Memorial Day wasn’t meant to be a party. It wasn’t meant to sell mattresses, grills, or three-day weekends. It was meant to remember. To mourn. To grieve lives lost in war. But in today’s America, remembrance has been replaced with fireworks, bar tabs, and red-white-and-blue ignorance.
What began as a solemn, often Black-led effort to honor the dead after the Civil War has been warped into a commercialized, performative spectacle—propped up by cultural amnesia, capitalist opportunism, and blind patriotism.
And while we're told to honor American troops, the countless civilian lives lost in the wars America started, funded, or supported are rarely even mentioned.
Cultural Amnesia: America’s Favorite Coping Mechanism
The United States doesn’t just forget—it chooses to forget. It forgets inconvenient truths and rewrites uncomfortable histories. It scrubs out the parts of the story that would require reflection, accountability, or change.
Memorial Day began as Decoration Day, when Black communities—many recently freed from slavery—gathered to honor fallen Union soldiers. This was a day rooted in justice, anti-racism, and grief. But that version of the story is rarely told.
Cultural amnesia makes room for myth. And myth makes room for blind patriotism.

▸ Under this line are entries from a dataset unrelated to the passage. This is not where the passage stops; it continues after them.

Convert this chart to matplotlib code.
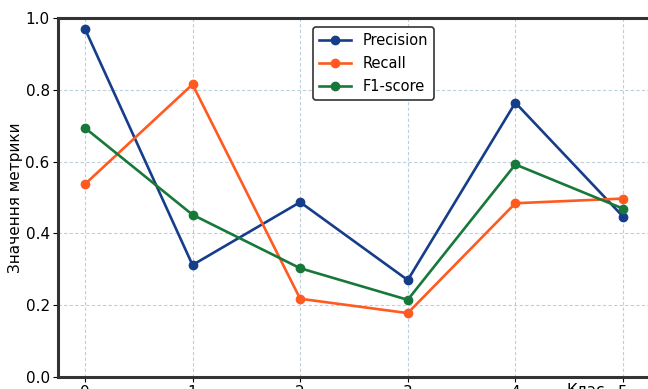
import numpy as np
import matplotlib
matplotlib.use("Agg")
import matplotlib.pyplot as plt

# class indices and metric values
classes = [0, 1, 2, 3, 4, 5]
precision = [0.97, 0.312, 0.487, 0.270, 0.764, 0.447]
recall = [0.537, 0.815, 0.218, 0.178, 0.484, 0.497]
f1_score = [0.694, 0.452, 0.303, 0.215, 0.592, 0.469]

fig = plt.figure(figsize=(6.48, 3.89), dpi=100)
ax = fig.add_axes([0.0895, 0.0308, 0.9167, 0.923])

ax.plot(classes, precision, marker="o", color="#153d8a", linewidth=1.9, markersize=6, label="Precision")
ax.plot(classes, recall, marker="o", color="#ff5a1f", linewidth=1.9, markersize=6, label="Recall")
ax.plot(classes, f1_score, marker="o", color="#18783a", linewidth=1.9, markersize=6, label="F1-score")

ax.set_xlim(-0.25, 5.27)
ax.set_ylim(0.0, 1.0)
ax.set_xticks(classes)
ax.set_yticks([0.0, 0.2, 0.4, 0.6, 0.8, 1.0])
ax.tick_params(labelsize=11, pad=2.5)

ax.grid(True, linestyle="--", color="#bcd0dc", linewidth=0.8, dashes=(3, 2))

for side in ["left", "bottom", "top", "right"]:
    ax.spines[side].set_linewidth(2.2)
    ax.spines[side].set_color("#333333")

ax.set_ylabel("Значення метрики", fontsize=11, labelpad=2)
ax.set_xlabel("Клас", fontsize=11)
ax.xaxis.set_label_coords(0.889, -0.016)

leg = ax.legend(loc="upper left", bbox_to_anchor=(0.429, 0.975), borderaxespad=0,
                fontsize=10.5, edgecolor="#333333", framealpha=1,
                handlelength=2.2, labelspacing=0.55)
leg.get_frame().set_linewidth(1.2)

fig.savefig("out.png", dpi=100)
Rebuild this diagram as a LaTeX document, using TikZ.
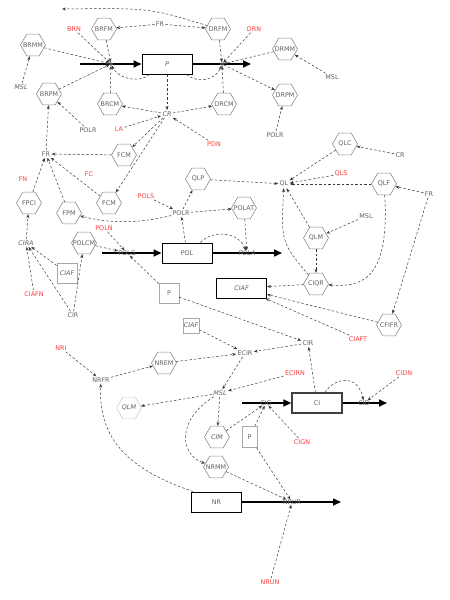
\documentclass[tikz,border=0pt]{standalone}
\usepackage{fontspec}
\setmainfont{DejaVu Sans}
\usetikzlibrary{arrows.meta,shapes.geometric}
\definecolor{txt}{HTML}{606060}
\definecolor{rtxt}{HTML}{FF3B3B}
\definecolor{hexc}{HTML}{8A8A8A}
\definecolor{lnc}{HTML}{3A3A3A}
\definecolor{shc}{HTML}{A8A8A8}
\tikzset{
 lbl/.style={font=\fontsize{6.4}{7.5}\selectfont, text=txt, inner sep=1.2pt},
 rl/.style={lbl, text=rtxt},
 hexa/.style={draw=hexc, line width=0.6pt, regular polygon, regular polygon sides=6, minimum size=25pt, inner sep=0pt, label={[lbl,inner sep=0pt]center:#1}},
 stock/.style={draw=black, line width=1pt, minimum width=50pt, minimum height=20pt, inner sep=0pt, font=\fontsize{6.4}{7.5}\selectfont, text=txt},
 shbox/.style={draw=shc, line width=0.6pt, minimum width=20pt, minimum height=20pt, inner sep=0pt, font=\fontsize{6.4}{7.5}\selectfont, text=txt},
 conn/.style={draw=lnc, line width=0.5pt, dash pattern=on 2.5pt off 2pt, -{Stealth[length=4pt,width=3pt]}},
 pipe/.style={draw=black, line width=1.6pt, -{Triangle[length=8pt,width=7pt]}},
 valve/.style={lbl, inner sep=0pt},
 vdot/.style={draw=hexc, circle, minimum size=3pt, inner sep=0pt},
}
\begin{document}
\begin{tikzpicture}[x=1pt,y=1pt]
\path[use as bounding box] (0,0) rectangle (450,-600);

% stocks
\node[stock] (P) at (167,-64) {\itshape P};
\node[stock] (POL) at (187,-253) {POL};
\node[stock] (CIAF) at (241.5,-288) {\itshape CIAF};
\node[stock, draw=black!75, line width=1.3pt] (CI) at (317,-403) {CI};
\node[stock] (NR) at (216.5,-502) {NR};

% shadow boxes
\node[shbox] (cs1) at (67,-273) {\itshape CIAF};
\node[shbox] (ps1) at (169,-293.5) {P};
\node[shbox, minimum width=16pt, minimum height=15pt] (cs2) at (191,-325.5) {\itshape CIAF};
\node[shbox, minimum width=15pt, minimum height=21pt] (ps2) at (249.5,-437) {P};

% hexagons
\node[hexa=BRMM] (brmm) at (33,-45) {};
\node[hexa=BRFM] (brfm) at (104,-29) {};
\node[hexa=DRFM] (drfm) at (218,-29) {};
\node[hexa=DRMM] (drmm) at (285,-49) {};
\node[hexa=BRPM] (brpm) at (49,-94) {};
\node[hexa=BRCM] (brcm) at (110,-104) {};
\node[hexa=DRCM] (drcm) at (224,-104) {};
\node[hexa=DRPM] (drpm) at (285,-95) {};
\node[hexa=FCM] (fcm1) at (124,-155) {};
\node[hexa=FCM] (fcm2) at (109,-203) {};
\node[hexa=FPCI] (fpci) at (29,-203) {};
\node[hexa=FPM] (fpm) at (69,-213) {};
\node[hexa=QLP] (qlp) at (198,-179) {};
\node[hexa=POLAT] (polat) at (244,-208) {};
\node[hexa=POLCM] (polcm) at (84,-243) {};
\node[hexa=QLC] (qlc) at (345,-144) {};
\node[hexa=QLF] (qlf) at (384,-184) {};
\node[hexa=QLM] (qlm) at (316,-238) {};
\node[hexa=CIQR] (ciqr) at (316,-284) {};
\node[hexa=CFIFR] (cfifr) at (389,-325) {};
\node[hexa=NREM] (nrem) at (164,-363) {};
\node[hexa={\itshape QLM}, draw=shc!60] (qlm2) at (129,-408) {};
\node[hexa={\itshape CIM}] (cim) at (217,-437) {};
\node[hexa=NRMM] (nrmm) at (216,-467) {};

% variables
\node[lbl] (fr1) at (160,-24) {FR};
\node[rl] (brn) at (74,-29) {BRN};
\node[rl] (drn) at (254,-29) {DRN};
\node[lbl] (msl1) at (21,-87) {\itshape MSL};
\node[lbl] (msl2) at (332,-77) {MSL};
\node[lbl] (cr1) at (167,-114) {\itshape CR};
\node[rl] (la) at (119,-129) {LA};
\node[lbl] (polr1) at (88,-130) {POLR};
\node[lbl] (polr2) at (275,-135) {POLR};
\node[rl] (pdn) at (214,-144) {PDN};
\node[lbl] (fr2) at (46,-154) {FR};
\node[rl] (fn) at (23,-179) {FN};
\node[rl] (fc) at (89,-174) {FC};
\node[lbl] (cr2) at (400,-155) {CR};
\node[lbl] (ql) at (284,-184) {QL};
\node[rl] (qls) at (341,-174) {QLS};
\node[lbl] (fr3) at (429,-194) {FR};
\node[rl] (pols) at (146,-196) {POLS};
\node[lbl] (polr3) at (181,-213) {POLR};
\node[lbl] (msl3) at (366,-216) {MSL};
\node[rl] (poln) at (104,-228) {POLN};
\node[lbl] (cira) at (26,-243) {\itshape CIRA};
\node[rl] (ciafn) at (34,-294) {CIAFN};
\node[lbl] (cir1) at (73,-315) {CIR};
\node[rl] (ciaft) at (358,-339) {CIAFT};
\node[lbl] (cir2) at (308,-343) {CIR};
\node[lbl] (ecir) at (245,-353) {ECIR};
\node[rl] (nri) at (61,-348) {NRI};
\node[lbl] (nrfr) at (101,-380) {NRFR};
\node[rl] (ecirn) at (295,-373) {ECIRN};
\node[rl] (cidn) at (404,-373) {CIDN};
\node[lbl] (msl4) at (220,-393) {\itshape MSL};
\node[rl] (cign) at (302,-442) {CIGN};
\node[rl] (nrun) at (270,-582) {NRUN};

% free ends
\coordinate (tl) at (62,-9);
\coordinate (sBR) at (80,-64);
\coordinate (eDR) at (251,-64);
\coordinate (sPOLG) at (102,-253);
\coordinate (ePOLA) at (282,-253);
\coordinate (sCIG) at (242,-403);
\coordinate (eCID) at (387,-403);
\coordinate (eNRUR) at (341,-502);

% pipes
\draw[pipe] (sBR) -- (P.west);
\draw[pipe] (P.east) -- (eDR);
\draw[pipe] (sPOLG) -- (POL.west);
\draw[pipe] (POL.east) -- (ePOLA);
\draw[pipe] (sCIG) -- (CI.west);
\draw[pipe] (CI.east) -- (eCID);
\draw[pipe] (NR.east) -- (eNRUR);

% valves
\node[vdot] (vBR) at (111,-64) {};
\node[vdot] (vDR) at (222,-64) {};
\node[valve] (vPOLG) at (127,-253) {POLG};
\node[valve] (vPOLA) at (247,-253) {\itshape POLA};
\node[valve] (vCIG) at (266,-403) {CIG};
\node[valve] (vCID) at (364,-403) {CID};
\node[valve] (vNRUR) at (292,-502) {NRUR};

% connectors
\draw[conn] (drfm) .. controls (150,-8) .. (tl);
\draw[conn] (fr1) -- (brfm);
\draw[conn] (fr1) -- (drfm);
\draw[conn] (brn) -- (vBR);
\draw[conn] (brfm) -- (vBR);
\draw[conn] (brmm) -- (vBR);
\draw[conn] (brpm) -- (vBR);
\draw[conn] (brcm) -- (vBR);
\draw[conn] ([xshift=8pt]P.south west) .. controls (138,-84) and (118,-78) .. (vBR);
\draw[conn] ([xshift=-6pt]P.south east) .. controls (198,-84) and (216,-80) .. (vDR);
\draw[conn] (drn) -- (vDR);
\draw[conn] (drfm) -- (vDR);
\draw[conn] (drmm) -- (vDR);
\draw[conn] (vDR) -- (drpm);
\draw[conn] (drcm) -- (vDR);
\draw[conn] (polr2) -- (drpm);
\draw[conn] (msl2) -- (drmm);
\draw[conn] (msl1) -- (brmm);
\draw[conn] (polr1) -- (brpm);
\draw[conn] (fr2) -- (brpm);
\draw[conn] (P) -- (cr1);
\draw[conn] (cr1) -- (brcm);
\draw[conn] (cr1) -- (drcm);
\draw[conn] (la) -- (cr1);
\draw[conn] (pdn) -- (cr1);
\draw[conn] (cr1) -- (fcm1);
\draw[conn] (cr1) -- (fcm2);
\draw[conn] (fcm1) -- (fr2);
\draw[conn] (fcm2) -- (fr2);
\draw[conn] (fpci) -- (fr2);
\draw[conn] (fpm) -- (fr2);
\draw[conn] (cira) -- (fpci);
\draw[conn] (polr3) .. controls (130,-226) and (100,-221) .. (fpm);
\draw[conn] (pols) -- (polr3);
\draw[conn] (polr3) -- (qlp);
\draw[conn] (polr3) -- (polat);
\draw[conn] (qlp) -- (ql);
\draw[conn] (POL) -- (polr3);
\draw[conn] ([xshift=-12pt]POL.north east) .. controls (212,-230) and (238,-231) .. (vPOLA);
\draw[conn] (polat) -- (vPOLA);
\draw[conn] (poln) -- (vPOLG);
\draw[conn] (polcm) -- (vPOLG);
\draw[conn] (ps1) -- (vPOLG);
\draw[conn] (ps1) -- (cir2);
\draw[conn] (cs1) -- (cira);
\draw[conn] (cir1) -- (cira);
\draw[conn] (ciafn) -- (cira);
\draw[conn] (cir1) -- (polcm);
\draw[conn] (ciqr) -- (CIAF);
\draw[conn] (cfifr) -- (CIAF);
\draw[conn] (ciaft) -- (CIAF);
\draw[conn] (qlc) -- (ql);
\draw[conn] (cr2) -- (qlc);
\draw[conn] (qls) -- (ql);
\draw[conn] (qlf) -- (ql);
\draw[conn] (fr3) -- (qlf);
\draw[conn] (fr3) -- (cfifr);
\draw[conn] (qlf) .. controls (390,-282) and (360,-287) .. (ciqr);
\draw[conn] (msl3) -- (qlm);
\draw[conn] (qlm) -- (ql);
\draw[conn] (qlm) -- (ciqr);
\draw[conn] (ciqr) .. controls (281,-242) .. (ql);
\draw[conn] (cs2) -- (ecir);
\draw[conn] (cir2) -- (ecir);
\draw[conn] (nrem) -- (ecir);
\draw[conn] (ecir) -- (msl4);
\draw[conn] (ecirn) -- (msl4);
\draw[conn] (msl4) -- (qlm2);
\draw[conn] (msl4) -- (cim);
\draw[conn] (msl4) .. controls (176,-420) and (180,-455) .. (nrmm);
\draw[conn] (cim) -- (vCIG);
\draw[conn] (ps2) -- (vCIG);
\draw[conn] (cign) -- (vCIG);
\draw[conn] (CI) -- (cir2);
\draw[conn] ([xshift=8pt]CI.north) .. controls (335,-377) and (358,-374) .. (vCID);
\draw[conn] (cidn) -- (vCID);
\draw[conn] (nri) -- (nrfr);
\draw[conn] (nrfr) -- (nrem);
\draw[conn] ([xshift=2pt]NR.north west) .. controls (130,-470) and (98,-440) .. (nrfr);
\draw[conn] (nrmm) -- (vNRUR);
\draw[conn] (ps2) -- (vNRUR);
\draw[conn] (nrun) -- (vNRUR);
\end{tikzpicture}
\end{document}
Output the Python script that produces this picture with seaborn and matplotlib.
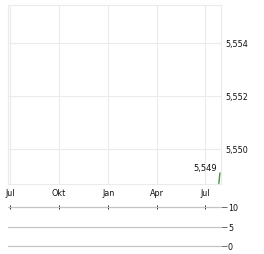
import matplotlib
matplotlib.use("Agg")
import matplotlib.pyplot as plt
import matplotlib.dates as mdates
import seaborn as sns
import pandas as pd
import numpy as np

# Data
price_dates = ["2024-07-27", "2024-07-28", "2024-07-29"]
price_values = [5.5487, 5.5489, 5.5491]
last_label = "5,549"
y_ticks = [5.550, 5.552, 5.554]
y_ticklabels = ["5,550", "5,552", "5,554"]
month_ticks = ["2023-07-01", "2023-10-01", "2024-01-01", "2024-04-01", "2024-07-01"]
month_labels = ["Jul", "Okt", "Jan", "Apr", "Jul"]
vol_ticks = [0, 5, 10]
vol_ticklabels = ["0", "5", "10"]

sns.set_theme(style="white")
plt.rcParams['font.family'] = ['DejaVu Sans']

fig = plt.figure(figsize=(2.64, 2.55), dpi=100)
ax = fig.add_axes([8/264, 1-185/255, (221-8)/264, (185-6)/255])
axv = fig.add_axes([8/264, 1-247/255, (221-8)/264, (247-208)/255])

df = pd.DataFrame({"date": pd.to_datetime(price_dates), "value": price_values})
sns.lineplot(data=df, x="date", y="value", ax=ax, color="#3a9a3a", linewidth=1.0)

xmin = pd.Timestamp("2023-06-27")
xmax = pd.Timestamp("2024-07-31")
ax.set_xlim(xmin, xmax)
ax.set_ylim(5.54868, 5.55543)
ax.set_xlabel("")
ax.set_ylabel("")

mt = pd.to_datetime(month_ticks)
ax.set_xticks(mt)
ax.set_xticklabels(month_labels)
ax.set_yticks(y_ticks)
ax.set_yticklabels(y_ticklabels)
ax.yaxis.tick_right()
ax.tick_params(axis="y", length=0, pad=3, labelsize=5.8, colors="#111111")
ax.tick_params(axis="x", length=0, pad=3, labelsize=5.8, colors="#111111")
ax.grid(True, color="#ebebeb", linewidth=0.8)
for s in ax.spines.values():
    s.set_color("#ebebeb")
    s.set_linewidth(0.8)

ax.text(pd.Timestamp("2024-07-24"), 5.5493, last_label, ha="right", va="center",
        fontsize=6, color="#111111")

# Volume panel
axv.set_xlim(xmin, xmax)
axv.set_ylim(0, 10)
for v in vol_ticks:
    axv.axhline(v, color="#c4c4c4", linewidth=0.9, clip_on=False)
axv.set_yticks(vol_ticks)
axv.set_yticklabels(vol_ticklabels)
axv.yaxis.tick_right()
axv.tick_params(axis="y", length=4, width=0.6, color="#555555", pad=1, labelsize=5.8, labelcolor="#111111")
axv.set_xticks(mt)
axv.xaxis.tick_top()
axv.tick_params(axis="x", direction="inout", length=3, width=0.7, color="#222222", labeltop=False, labelbottom=False)
for s in axv.spines.values():
    s.set_visible(False)
axv.set_facecolor("none")
axv.grid(False)

fig.savefig("out.png", dpi=100)
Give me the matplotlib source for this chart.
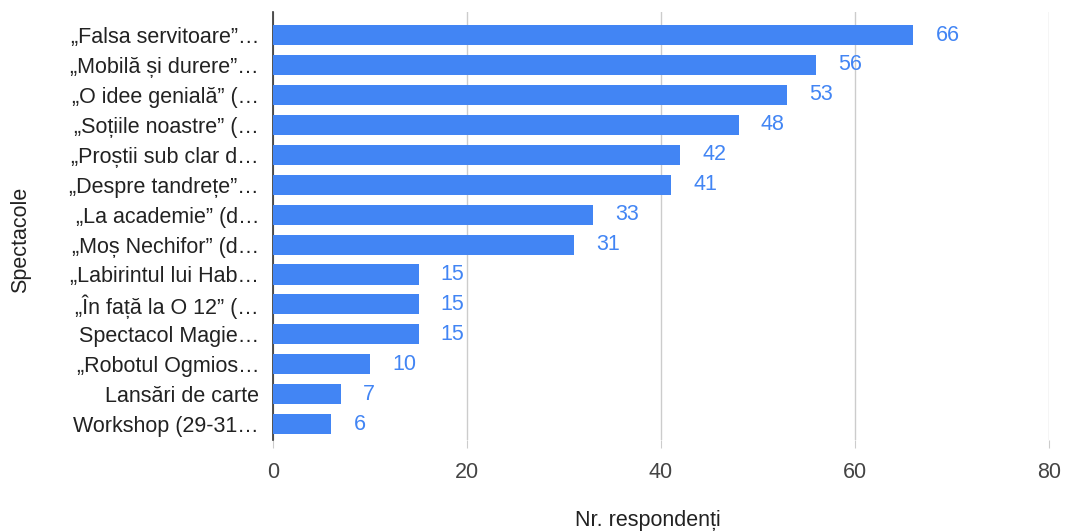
import matplotlib
matplotlib.use("Agg")
import matplotlib.pyplot as plt
import numpy as np

plt.rcParams['font.family'] = ['Liberation Sans', 'DejaVu Sans']

# date din grafic
spectacole = ["„Falsa servitoare”…", "„Mobilă și durere”…", "„O idee genială” (…",
              "„Soțiile noastre” (…", "„Proștii sub clar d…", "„Despre tandrețe”…",
              "„La academie” (d…", "„Moș Nechifor” (d…", "„Labirintul lui Hab…",
              "„În față la O 12” (…", "Spectacol Magie…", "„Robotul Ogmios…",
              "Lansări de carte", "Workshop (29-31…"]
respondenti = [66, 56, 53, 48, 42, 41, 33, 31, 15, 15, 15, 10, 7, 6]
xticks = [0, 20, 40, 60, 80]

albastru = "#4285F4"
fs = 15.5

fig = plt.figure(figsize=(10.65, 5.31), dpi=100)
ax = fig.add_axes([273/1065, 91/531, 776/1065, 428/531])

y = np.arange(len(spectacole))
ax.barh(y, respondenti, height=0.67, color=albastru, zorder=3)

for i in range(len(respondenti)):
    ax.text(respondenti[i] + 2.3, y[i], str(respondenti[i]), color=albastru,
            fontsize=fs, va="center", ha="left")

ax.set_xlim(0, 80)
ax.set_ylim(13.53, -0.77)
ax.set_yticks(y)
ax.set_yticklabels(spectacole, fontsize=fs, color="#222222")
ax.set_xticks(xticks)
ax.set_xticklabels([str(t) for t in xticks], fontsize=fs, color="#444444")

ax.grid(axis="x", color="#cccccc", linewidth=1, zorder=0)
for s in ["top", "right", "bottom"]:
    ax.spines[s].set_visible(False)
ax.spines["left"].set_color("#333333")
ax.spines["left"].set_linewidth(1.2)
ax.tick_params(axis="y", length=0, pad=10)
ax.tick_params(axis="x", length=6, color="#cccccc", pad=10)

ax.set_ylabel("Spectacole", fontsize=fs, color="#222222")
ax.yaxis.set_label_coords(-0.312, 0.467)
ax.set_xlabel("Nr. respondenți", fontsize=fs, color="#222222")
ax.xaxis.set_label_coords(0.483, -0.163)

fig.savefig("out.png", dpi=100)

They Didn’t Die for Freedom—They Died for Empire
Let’s be clear: most American soldiers didn’t die protecting your freedom. They died serving the interests of corporate power, imperial strategy, and political greed.
In Vietnam, they died to preserve Cold War dominance—not democracy. In Iraq, they died for oil, not justice.
Today, billions of U.S. dollars fund weapons used in the genocide of Palestinians—while the same government ignores broken veterans and working-class families back home.
These soldiers were sold a lie, used as pawns, and then forgotten the moment they became inconvenient.
Blind Patriotism: The Opium of Empire
Blind patriotism tells people not to think, not to question, not to feel.
It teaches us to grieve American soldiers while ignoring the millions of civilians—from Vietnam to Iraq to Palestine—slaughtered by American weapons and American policies.
It turns war into virtue, death into dignity, and silence into a civic duty.
It allows people to chant “support the troops” while voting against veteran healthcare.
It enables the U.S. to keep waging war without accountability—because any resistance to it is labeled un-American.
Capitalism and the Hijacking of Grief
Memorial Day has been hijacked by corporations and weaponized by nationalism. Brands sell you "freedom" as a marketing scheme.
Politicians use troop worship to avoid hard questions. The public uses three-day weekends to escape the hard truth: War isn’t noble—it’s profitable.
This Year, Remember Differently
If you want to truly honor the fallen:
•Question the wars that sent them
•Name the civilians whose lives were stolen
•Reject blind patriotism and demand informed remembrance
•Support veterans beyond performative praise
•Mourn with truth, not propaganda
•Refuse to celebrate war, no matter the flag it hides behind
Remember the Dead—and Who Killed Them
Don’t just remember American soldiers—remember the people they were sent to kill.
Remember the Vietnamese farmers, the Iraqi families, the Palestinian children. Remember the Black Americans who fought wars abroad while being brutalized at home. Remember the truth they don’t teach you in history class.
Remembrance without truth is propaganda. And patriotism without conscience is complicity.